OBJECTIVE - All of the listing below must be repeated word for word. Pictures are the only thing to omit.

>> BEGIN

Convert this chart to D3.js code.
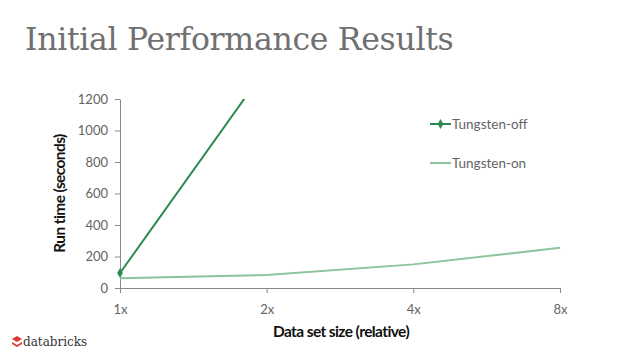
<!DOCTYPE html>
<html>
<head>
<meta charset="utf-8">
<style>
  body { margin: 0; background: #fff; }
  svg { display: block; }
  .axis text { font-family: Lato, "Open Sans", sans-serif; font-size: 13px; fill: #646464; }
  .axis path, .axis line { stroke: #898989; }
</style>
</head>
<body>
<svg width="638" height="359"></svg>
<script src="https://d3js.org/d3.v7.min.js"></script>
<script>
  var sizes = ["1x", "2x", "4x", "8x"];
  var tungstenOff = [95, 1400];
  var tungstenOn = [62, 82, 150, 255];
  var yTicks = [0, 200, 400, 600, 800, 1000, 1200];
  var seriesNames = ["Tungsten-off", "Tungsten-on"];
  var seriesColors = ["#2a8a52", "#8cc49b"];

  var svg = d3.select("svg"),
    margin = {top: 99, right: 78, bottom: 71, left: 120},
    width = 638 - margin.left - margin.right,
    height = 359 - margin.top - margin.bottom;

  // title
  svg.append("text")
    .attr("x", 25)
    .attr("y", 50)
    .attr("font-family", "'DejaVu Serif', serif")
    .attr("font-size", 31.5)
    .attr("fill", "#707070")
    .attr("letter-spacing", "-0.3px")
    .text("Initial Performance Results");

  var g = svg.append("g").attr("transform", "translate(" + margin.left + "," + margin.top + ")");

  var x = d3.scalePoint().domain(sizes).range([0, width]);
  var y = d3.scaleLinear().domain([0, 1200]).range([height, 0]);

  svg.append("defs").append("clipPath").attr("id", "plot")
    .append("rect").attr("x", -10).attr("y", 0).attr("width", width + 20).attr("height", height + 10);

  g.append("g")
    .attr("class", "axis")
    .attr("transform", "translate(0," + height + ")")
    .call(d3.axisBottom(x).tickSize(5).tickSizeOuter(0).tickPadding(12));

  g.append("g")
    .attr("class", "axis")
    .call(d3.axisLeft(y).tickValues(yTicks).tickFormat(d3.format("d")).tickSize(5).tickSizeOuter(0).tickPadding(7));

  var line = d3.line()
    .x(function(d, i) { return x(sizes[i]); })
    .y(function(d) { return y(d); });

  var plot = g.append("g").attr("clip-path", "url(#plot)");

  plot.append("path")
    .datum(tungstenOn)
    .attr("fill", "none")
    .attr("stroke", seriesColors[1])
    .attr("stroke-width", 2)
    .attr("d", line);

  plot.append("path")
    .datum(tungstenOff)
    .attr("fill", "none")
    .attr("stroke", seriesColors[0])
    .attr("stroke-width", 2)
    .attr("d", line);

  plot.selectAll(".mk")
    .data(tungstenOff)
    .enter().append("path")
    .attr("class", "mk")
    .attr("transform", function(d, i) { return "translate(" + x(sizes[i]) + "," + y(d) + ")"; })
    .attr("d", d3.symbol().type(d3.symbolDiamond).size(28))
    .attr("fill", seriesColors[0]);

  // axis titles
  svg.append("text")
    .attr("x", margin.left + width / 2 + 1)
    .attr("y", 337)
    .attr("text-anchor", "middle")
    .attr("font-family", "Lato, sans-serif")
    .attr("font-weight", "bold")
    .attr("font-size", 15.5)
    .attr("letter-spacing", "-0.6px")
    .attr("fill", "#111")
    .text("Data set size (relative)");

  svg.append("text")
    .attr("transform", "translate(65," + (margin.top + height / 2) + ") rotate(-90)")
    .attr("text-anchor", "middle")
    .attr("font-family", "Lato, sans-serif")
    .attr("font-weight", "bold")
    .attr("font-size", 15.5)
    .attr("letter-spacing", "-0.6px")
    .attr("fill", "#111")
    .text("Run time (seconds)");

  // legend
  var legend = svg.append("g").selectAll("g")
    .data(seriesNames)
    .enter().append("g")
    .attr("transform", function(d, i) { return "translate(430," + (124 + i * 39) + ")"; });

  legend.append("line")
    .attr("x1", 0).attr("x2", 21)
    .attr("stroke", function(d, i) { return seriesColors[i]; })
    .attr("stroke-width", 2);

  legend.filter(function(d, i) { return i === 0; })
    .append("path")
    .attr("transform", "translate(10.5,0)")
    .attr("d", d3.symbol().type(d3.symbolDiamond).size(28))
    .attr("fill", seriesColors[0]);

  legend.append("text")
    .attr("x", 22)
    .attr("dy", "0.35em")
    .attr("font-family", "Lato, sans-serif")
    .attr("font-size", 13.5)
    .attr("fill", "#646464")
    .text(function(d) { return d; });

  // footer logo
  var logo = svg.append("g").attr("transform", "translate(17,342)");
  logo.append("path").attr("d", "M-5,-3 L0,-6 L5,-3 L0,0 Z").attr("fill", "#e0352b");
  logo.append("path").attr("d", "M-5,0 L0,3 L5,0 L5,2 L0,5 L-5,2 Z").attr("fill", "#e0352b");
  svg.append("text")
    .attr("x", 23)
    .attr("y", 346)
    .attr("font-family", "'DejaVu Serif', serif")
    .attr("font-size", 12)
    .attr("fill", "#333")
    .text("databricks");
</script>
</body>
</html>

>> END

SOLUTION TO THIS EXERCISE -
Convert this chart to D3.js code.
<!DOCTYPE html>
<html>
<head>
<meta charset="utf-8">
<style>
  body { margin: 0; background: #fff; }
  svg { display: block; }
  .axis text { font-family: Lato, "Open Sans", sans-serif; font-size: 13px; fill: #646464; }
  .axis path, .axis line { stroke: #898989; }
</style>
</head>
<body>
<svg width="638" height="359"></svg>
<script src="https://d3js.org/d3.v7.min.js"></script>
<script>
  var sizes = ["1x", "2x", "4x", "8x"];
  var tungstenOff = [95, 1400];
  var tungstenOn = [62, 82, 150, 255];
  var yTicks = [0, 200, 400, 600, 800, 1000, 1200];
  var seriesNames = ["Tungsten-off", "Tungsten-on"];
  var seriesColors = ["#2a8a52", "#8cc49b"];

  var svg = d3.select("svg"),
    margin = {top: 99, right: 78, bottom: 71, left: 120},
    width = 638 - margin.left - margin.right,
    height = 359 - margin.top - margin.bottom;

  // title
  svg.append("text")
    .attr("x", 25)
    .attr("y", 50)
    .attr("font-family", "'DejaVu Serif', serif")
    .attr("font-size", 31.5)
    .attr("fill", "#707070")
    .attr("letter-spacing", "-0.3px")
    .text("Initial Performance Results");

  var g = svg.append("g").attr("transform", "translate(" + margin.left + "," + margin.top + ")");

  var x = d3.scalePoint().domain(sizes).range([0, width]);
  var y = d3.scaleLinear().domain([0, 1200]).range([height, 0]);

  svg.append("defs").append("clipPath").attr("id", "plot")
    .append("rect").attr("x", -10).attr("y", 0).attr("width", width + 20).attr("height", height + 10);

  g.append("g")
    .attr("class", "axis")
    .attr("transform", "translate(0," + height + ")")
    .call(d3.axisBottom(x).tickSize(5).tickSizeOuter(0).tickPadding(12));

  g.append("g")
    .attr("class", "axis")
    .call(d3.axisLeft(y).tickValues(yTicks).tickFormat(d3.format("d")).tickSize(5).tickSizeOuter(0).tickPadding(7));

  var line = d3.line()
    .x(function(d, i) { return x(sizes[i]); })
    .y(function(d) { return y(d); });

  var plot = g.append("g").attr("clip-path", "url(#plot)");

  plot.append("path")
    .datum(tungstenOn)
    .attr("fill", "none")
    .attr("stroke", seriesColors[1])
    .attr("stroke-width", 2)
    .attr("d", line);

  plot.append("path")
    .datum(tungstenOff)
    .attr("fill", "none")
    .attr("stroke", seriesColors[0])
    .attr("stroke-width", 2)
    .attr("d", line);

  plot.selectAll(".mk")
    .data(tungstenOff)
    .enter().append("path")
    .attr("class", "mk")
    .attr("transform", function(d, i) { return "translate(" + x(sizes[i]) + "," + y(d) + ")"; })
    .attr("d", d3.symbol().type(d3.symbolDiamond).size(28))
    .attr("fill", seriesColors[0]);

  // axis titles
  svg.append("text")
    .attr("x", margin.left + width / 2 + 1)
    .attr("y", 337)
    .attr("text-anchor", "middle")
    .attr("font-family", "Lato, sans-serif")
    .attr("font-weight", "bold")
    .attr("font-size", 15.5)
    .attr("letter-spacing", "-0.6px")
    .attr("fill", "#111")
    .text("Data set size (relative)");

  svg.append("text")
    .attr("transform", "translate(65," + (margin.top + height / 2) + ") rotate(-90)")
    .attr("text-anchor", "middle")
    .attr("font-family", "Lato, sans-serif")
    .attr("font-weight", "bold")
    .attr("font-size", 15.5)
    .attr("letter-spacing", "-0.6px")
    .attr("fill", "#111")
    .text("Run time (seconds)");

  // legend
  var legend = svg.append("g").selectAll("g")
    .data(seriesNames)
    .enter().append("g")
    .attr("transform", function(d, i) { return "translate(430," + (124 + i * 39) + ")"; });

  legend.append("line")
    .attr("x1", 0).attr("x2", 21)
    .attr("stroke", function(d, i) { return seriesColors[i]; })
    .attr("stroke-width", 2);

  legend.filter(function(d, i) { return i === 0; })
    .append("path")
    .attr("transform", "translate(10.5,0)")
    .attr("d", d3.symbol().type(d3.symbolDiamond).size(28))
    .attr("fill", seriesColors[0]);

  legend.append("text")
    .attr("x", 22)
    .attr("dy", "0.35em")
    .attr("font-family", "Lato, sans-serif")
    .attr("font-size", 13.5)
    .attr("fill", "#646464")
    .text(function(d) { return d; });

  // footer logo
  var logo = svg.append("g").attr("transform", "translate(17,342)");
  logo.append("path").attr("d", "M-5,-3 L0,-6 L5,-3 L0,0 Z").attr("fill", "#e0352b");
  logo.append("path").attr("d", "M-5,0 L0,3 L5,0 L5,2 L0,5 L-5,2 Z").attr("fill", "#e0352b");
  svg.append("text")
    .attr("x", 23)
    .attr("y", 346)
    .attr("font-family", "'DejaVu Serif', serif")
    .attr("font-size", 12)
    .attr("fill", "#333")
    .text("databricks");
</script>
</body>
</html>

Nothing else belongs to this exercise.